#### Figure scripts
━━━━━━━━━━━━━━━━

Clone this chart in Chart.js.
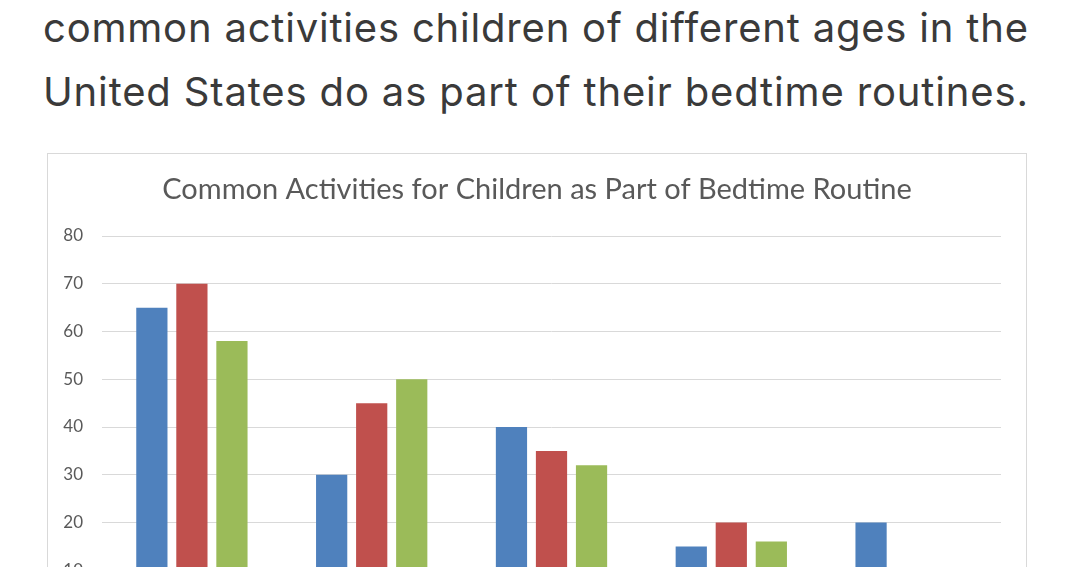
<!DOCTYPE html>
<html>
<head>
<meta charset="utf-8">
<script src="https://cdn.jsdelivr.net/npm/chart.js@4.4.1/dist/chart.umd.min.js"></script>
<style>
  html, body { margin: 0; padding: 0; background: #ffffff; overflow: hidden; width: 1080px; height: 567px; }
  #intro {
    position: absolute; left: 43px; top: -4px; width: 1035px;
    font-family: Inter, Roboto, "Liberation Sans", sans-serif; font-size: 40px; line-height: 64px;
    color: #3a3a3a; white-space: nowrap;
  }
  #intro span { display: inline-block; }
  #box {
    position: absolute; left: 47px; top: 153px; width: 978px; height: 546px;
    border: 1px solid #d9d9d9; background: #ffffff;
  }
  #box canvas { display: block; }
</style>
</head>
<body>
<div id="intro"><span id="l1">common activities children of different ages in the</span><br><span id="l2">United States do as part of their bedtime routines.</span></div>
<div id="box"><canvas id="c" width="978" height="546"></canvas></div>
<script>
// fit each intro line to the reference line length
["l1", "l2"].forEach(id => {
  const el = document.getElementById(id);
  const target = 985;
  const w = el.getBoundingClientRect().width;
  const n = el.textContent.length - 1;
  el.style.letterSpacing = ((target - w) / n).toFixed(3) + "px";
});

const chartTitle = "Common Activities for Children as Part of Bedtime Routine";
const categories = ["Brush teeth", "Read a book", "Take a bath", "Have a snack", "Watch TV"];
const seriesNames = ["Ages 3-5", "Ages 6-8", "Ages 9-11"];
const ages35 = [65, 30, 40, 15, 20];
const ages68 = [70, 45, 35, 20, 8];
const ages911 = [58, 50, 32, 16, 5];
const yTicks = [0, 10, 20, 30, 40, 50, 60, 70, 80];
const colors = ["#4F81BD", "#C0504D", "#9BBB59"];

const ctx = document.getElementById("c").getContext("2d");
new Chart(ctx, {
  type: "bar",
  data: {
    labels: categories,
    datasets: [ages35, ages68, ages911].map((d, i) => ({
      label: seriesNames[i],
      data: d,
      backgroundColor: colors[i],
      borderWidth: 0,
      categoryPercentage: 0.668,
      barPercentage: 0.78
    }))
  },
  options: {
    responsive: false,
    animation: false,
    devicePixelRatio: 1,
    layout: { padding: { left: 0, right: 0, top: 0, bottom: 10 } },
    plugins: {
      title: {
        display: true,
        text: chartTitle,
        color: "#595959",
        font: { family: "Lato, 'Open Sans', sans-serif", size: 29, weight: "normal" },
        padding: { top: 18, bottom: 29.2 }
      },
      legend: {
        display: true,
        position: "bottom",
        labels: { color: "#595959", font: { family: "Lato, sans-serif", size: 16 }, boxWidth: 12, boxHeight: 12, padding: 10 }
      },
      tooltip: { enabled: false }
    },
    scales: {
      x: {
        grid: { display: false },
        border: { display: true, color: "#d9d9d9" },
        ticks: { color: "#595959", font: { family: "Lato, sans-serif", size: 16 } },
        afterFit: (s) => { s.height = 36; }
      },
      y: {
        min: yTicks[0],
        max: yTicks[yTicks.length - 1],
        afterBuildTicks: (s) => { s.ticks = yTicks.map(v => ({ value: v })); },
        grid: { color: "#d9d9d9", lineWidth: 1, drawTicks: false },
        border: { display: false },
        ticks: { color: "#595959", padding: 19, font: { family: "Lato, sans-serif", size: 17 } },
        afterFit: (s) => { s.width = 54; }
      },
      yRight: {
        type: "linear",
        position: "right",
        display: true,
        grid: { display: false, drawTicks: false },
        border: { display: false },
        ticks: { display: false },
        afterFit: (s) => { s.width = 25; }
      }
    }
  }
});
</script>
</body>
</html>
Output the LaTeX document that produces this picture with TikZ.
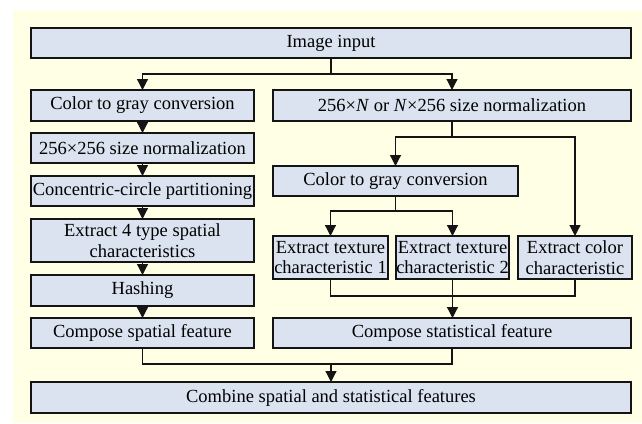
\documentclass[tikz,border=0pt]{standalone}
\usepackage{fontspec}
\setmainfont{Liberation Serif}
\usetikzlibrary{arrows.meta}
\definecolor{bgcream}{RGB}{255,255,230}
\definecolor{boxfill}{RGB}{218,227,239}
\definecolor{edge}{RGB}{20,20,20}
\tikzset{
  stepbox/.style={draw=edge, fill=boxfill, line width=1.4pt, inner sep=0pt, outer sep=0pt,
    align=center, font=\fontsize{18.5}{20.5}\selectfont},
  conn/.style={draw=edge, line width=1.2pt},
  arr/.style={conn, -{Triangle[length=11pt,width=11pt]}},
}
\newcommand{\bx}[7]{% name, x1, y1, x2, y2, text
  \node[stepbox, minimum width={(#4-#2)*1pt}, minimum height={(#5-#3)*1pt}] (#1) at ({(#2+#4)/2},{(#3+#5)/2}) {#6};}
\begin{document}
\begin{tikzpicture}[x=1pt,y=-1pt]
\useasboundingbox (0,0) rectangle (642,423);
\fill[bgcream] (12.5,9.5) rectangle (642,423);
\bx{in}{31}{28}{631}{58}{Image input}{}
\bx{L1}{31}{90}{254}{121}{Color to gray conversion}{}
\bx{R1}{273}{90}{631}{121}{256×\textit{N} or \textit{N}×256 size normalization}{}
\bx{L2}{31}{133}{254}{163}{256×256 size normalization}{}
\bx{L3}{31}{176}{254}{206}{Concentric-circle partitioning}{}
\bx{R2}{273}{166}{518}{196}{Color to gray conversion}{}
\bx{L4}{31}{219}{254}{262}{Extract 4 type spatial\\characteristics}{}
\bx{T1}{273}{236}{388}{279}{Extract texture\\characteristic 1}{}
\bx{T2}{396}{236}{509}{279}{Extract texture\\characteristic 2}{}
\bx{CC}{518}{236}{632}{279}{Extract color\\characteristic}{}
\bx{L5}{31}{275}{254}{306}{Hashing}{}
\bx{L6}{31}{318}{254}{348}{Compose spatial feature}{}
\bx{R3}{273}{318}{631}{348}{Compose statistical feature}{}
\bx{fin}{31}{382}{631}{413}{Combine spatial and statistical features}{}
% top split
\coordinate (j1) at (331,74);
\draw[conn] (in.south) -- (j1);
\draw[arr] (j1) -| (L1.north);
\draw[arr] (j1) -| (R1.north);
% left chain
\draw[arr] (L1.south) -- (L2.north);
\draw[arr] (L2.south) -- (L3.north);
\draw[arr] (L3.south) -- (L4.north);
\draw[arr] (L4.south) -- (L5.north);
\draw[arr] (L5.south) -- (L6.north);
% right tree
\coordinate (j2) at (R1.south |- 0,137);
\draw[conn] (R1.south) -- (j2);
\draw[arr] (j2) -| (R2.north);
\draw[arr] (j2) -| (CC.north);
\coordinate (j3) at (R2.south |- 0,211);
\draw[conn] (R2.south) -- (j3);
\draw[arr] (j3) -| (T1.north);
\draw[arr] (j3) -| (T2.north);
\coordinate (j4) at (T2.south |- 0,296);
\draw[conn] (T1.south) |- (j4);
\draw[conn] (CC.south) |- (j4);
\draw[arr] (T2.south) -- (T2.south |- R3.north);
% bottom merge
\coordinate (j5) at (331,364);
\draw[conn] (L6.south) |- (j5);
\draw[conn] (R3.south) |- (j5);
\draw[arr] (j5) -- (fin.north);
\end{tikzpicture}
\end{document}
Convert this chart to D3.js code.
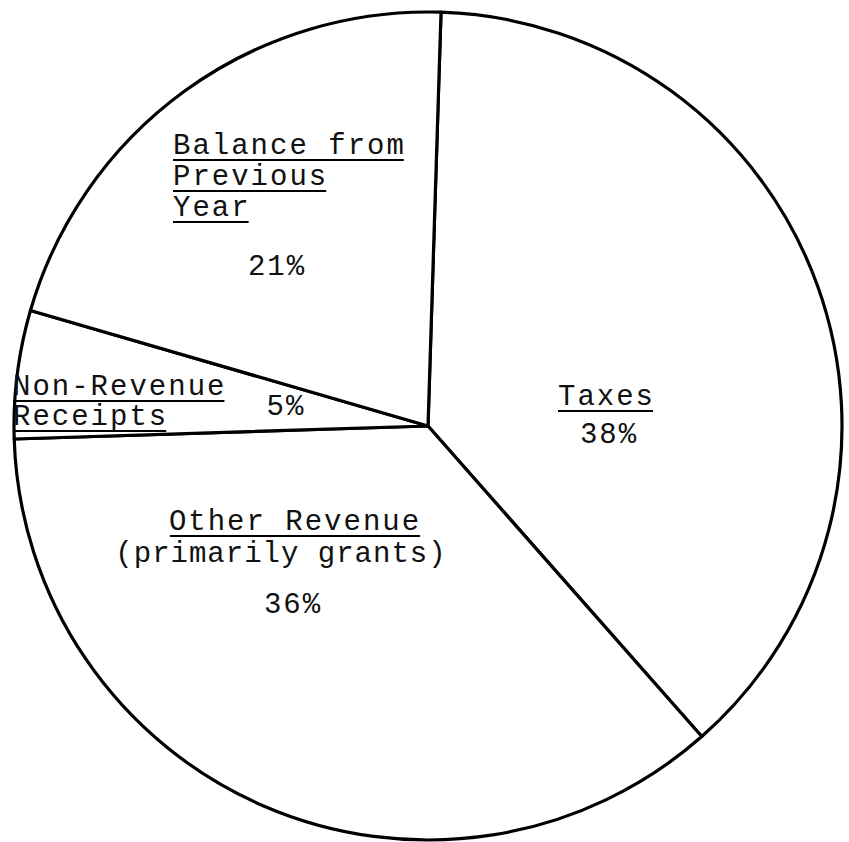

━━━━━━━━━━━━━━━━

#### Exercise directions
Using the records above, gather all lines where the string "this" is present.

#### Written response
Clone this chart in Chart.js.
Output the LaTeX document that produces this picture with TikZ.
Convert this chart to D3.js code.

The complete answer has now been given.